Fifth Third Bank Corp’s share price was crushed 43 percent yesterday in what became the Dow’s bloodiest day in history.  It’s not that Fifth Third was singled out for decimation; it’s just that they have the misfortune of being another medium-sized bank on the food chain. In short, they’re addicted easy rollover credit, and at the beginning of the end of Ponzi financing, with starving banks like Wells Fargo on the prowl, that spells toast.

The best hope for many banks is for healthy institutions to snap up those that are struggling. Wells Fargo & Co., which has historically eschewed acquisitions, pored over the financial records of Wachovia and is now viewed as being on the prowl. Other regional players that are considered to be buyers are U.S. Bancorp of Minneapolis and PNC Financial Services Group of Pittsburgh. Representatives of Wells Fargo, PNC and U.S. Bancorp couldn’t immediately be reached for comment.

“Any bank with a halfway decent board has to take the initiative. It’s almost too late for some of them,” Mr. Wendel said.

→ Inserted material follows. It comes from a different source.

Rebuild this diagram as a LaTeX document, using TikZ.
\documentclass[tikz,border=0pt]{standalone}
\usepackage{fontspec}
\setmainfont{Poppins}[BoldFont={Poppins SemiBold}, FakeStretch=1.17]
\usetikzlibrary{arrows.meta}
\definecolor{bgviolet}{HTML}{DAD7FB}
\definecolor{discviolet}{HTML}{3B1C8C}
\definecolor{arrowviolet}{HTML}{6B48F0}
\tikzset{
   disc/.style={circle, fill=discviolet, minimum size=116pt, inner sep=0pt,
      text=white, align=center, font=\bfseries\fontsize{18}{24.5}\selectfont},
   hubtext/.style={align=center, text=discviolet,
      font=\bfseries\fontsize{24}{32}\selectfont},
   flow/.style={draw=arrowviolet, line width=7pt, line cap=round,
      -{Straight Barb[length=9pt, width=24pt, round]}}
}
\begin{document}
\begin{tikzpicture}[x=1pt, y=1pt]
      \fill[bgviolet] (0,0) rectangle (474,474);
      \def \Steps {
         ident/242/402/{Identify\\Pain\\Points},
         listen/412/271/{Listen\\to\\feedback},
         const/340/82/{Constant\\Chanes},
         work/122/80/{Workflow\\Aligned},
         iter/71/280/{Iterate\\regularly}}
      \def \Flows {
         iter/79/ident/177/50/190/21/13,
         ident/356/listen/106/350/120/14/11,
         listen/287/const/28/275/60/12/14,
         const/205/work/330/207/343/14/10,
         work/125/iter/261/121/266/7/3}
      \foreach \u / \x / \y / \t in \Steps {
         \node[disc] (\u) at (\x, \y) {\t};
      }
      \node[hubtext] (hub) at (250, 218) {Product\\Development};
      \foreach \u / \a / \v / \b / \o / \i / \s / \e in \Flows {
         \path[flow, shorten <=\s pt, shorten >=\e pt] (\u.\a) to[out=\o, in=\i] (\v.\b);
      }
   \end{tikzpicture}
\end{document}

Make that the only hope for many banks and the last hope for Fifth Third. The Bank has a litany of write-downs and distresses partially obscured behind the luster of high-gloss accounting.

By increasing loan loss provisions, Fifth Third says loud and clear that it thinks things will get worse. The ocean was pretty rough in the second quarter as the bank lost $202M. Compare that with net income of $376M in the corresponding period a year earlier. The bank’s write-downs and charge-offs ballooned to $344M as adoption of FAS 159 added an initial amount of $25 million to that expense.

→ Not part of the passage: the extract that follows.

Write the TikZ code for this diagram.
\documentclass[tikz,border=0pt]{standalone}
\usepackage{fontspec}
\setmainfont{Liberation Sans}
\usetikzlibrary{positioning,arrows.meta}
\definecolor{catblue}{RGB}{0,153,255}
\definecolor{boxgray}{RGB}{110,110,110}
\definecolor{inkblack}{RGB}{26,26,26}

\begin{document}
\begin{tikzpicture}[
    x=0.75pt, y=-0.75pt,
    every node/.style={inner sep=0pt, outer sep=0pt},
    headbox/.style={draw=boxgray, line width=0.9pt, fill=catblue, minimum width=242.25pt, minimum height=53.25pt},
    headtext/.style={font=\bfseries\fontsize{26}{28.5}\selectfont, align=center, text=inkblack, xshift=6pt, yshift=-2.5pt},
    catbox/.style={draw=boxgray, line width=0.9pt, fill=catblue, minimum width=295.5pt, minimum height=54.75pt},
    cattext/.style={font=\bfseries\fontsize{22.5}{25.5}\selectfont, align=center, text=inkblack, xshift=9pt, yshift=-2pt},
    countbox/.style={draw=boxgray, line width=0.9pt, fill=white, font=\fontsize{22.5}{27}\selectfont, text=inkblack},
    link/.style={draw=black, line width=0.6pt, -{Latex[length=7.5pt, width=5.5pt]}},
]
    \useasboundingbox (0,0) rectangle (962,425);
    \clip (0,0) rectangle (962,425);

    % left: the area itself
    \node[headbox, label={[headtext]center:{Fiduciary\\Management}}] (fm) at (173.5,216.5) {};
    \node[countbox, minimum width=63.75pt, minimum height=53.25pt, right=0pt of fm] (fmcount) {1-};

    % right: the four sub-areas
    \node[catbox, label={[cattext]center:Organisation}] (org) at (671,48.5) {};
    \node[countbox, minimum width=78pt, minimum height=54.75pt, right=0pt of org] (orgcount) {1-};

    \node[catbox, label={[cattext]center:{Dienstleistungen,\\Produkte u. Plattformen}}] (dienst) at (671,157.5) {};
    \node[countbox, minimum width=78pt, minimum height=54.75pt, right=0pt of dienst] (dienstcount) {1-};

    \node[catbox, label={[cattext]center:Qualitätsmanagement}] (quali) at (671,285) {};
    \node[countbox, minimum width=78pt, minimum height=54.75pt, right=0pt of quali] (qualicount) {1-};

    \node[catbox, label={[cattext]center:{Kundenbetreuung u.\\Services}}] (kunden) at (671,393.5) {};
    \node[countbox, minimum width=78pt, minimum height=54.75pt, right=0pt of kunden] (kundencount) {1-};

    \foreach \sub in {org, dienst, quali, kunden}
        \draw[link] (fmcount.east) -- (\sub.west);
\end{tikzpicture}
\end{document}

In fact, elimination of FAS 159 was one of Treasury Secretary Paulson’s fondest measures. Is it any wonder that the stock cratered?

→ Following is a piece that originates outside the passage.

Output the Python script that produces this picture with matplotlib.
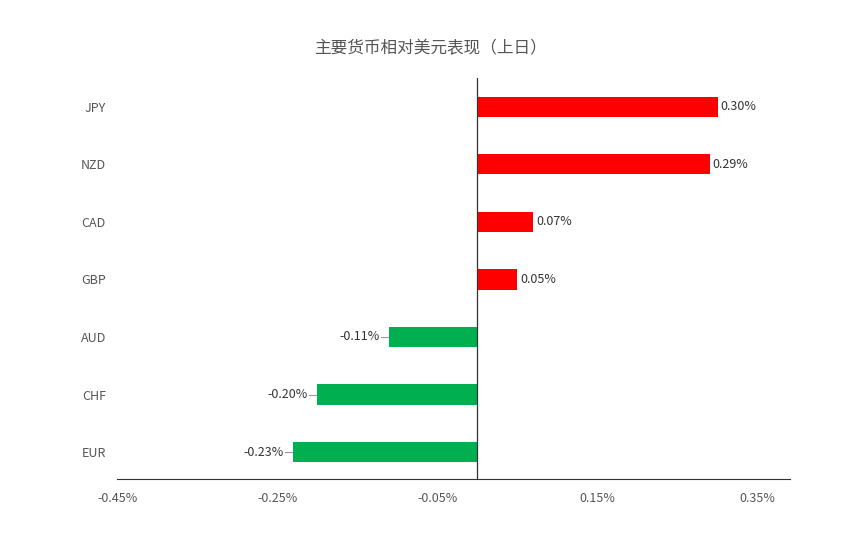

Finally, as if to serve notice that Fifth Third was indeed on life support, it had a downgrade left on its heaving chest as Wells Fargo got an upgrade.

Wells Fargo, on the other hand, has more than adequate capital to weather the current downturn, and the company’s credit rating should enable the company to raise capital to the extent that additional growth opportunities exist, the brokerage said.

The San Francisco-based bank will likely be able to generate meaningful revenue growth, which should drive above-average revenue and earnings growth and enable it to earn through the credit cycle, Baird added and raised its price target on the stock to $35 from $25.

Baird said Fifth Third, based in Cincinnati, Ohio, also has the earnings power and capital to likely earn through this cycle, but added that a prolonged period of sub-par economic growth could result in higher-than-expected credit costs. The brokerage cut its target on Fifth Third shares by $4 to $12.

And this is what we’ve come to: a Minsky Moment-esque point in time, where ability to sink into debt outweighs the ability to drive profits. “A prolonged period of sub-par economic growth could result in higher-than-expected credit costs.”  We all know what Minsky said about that weighted average.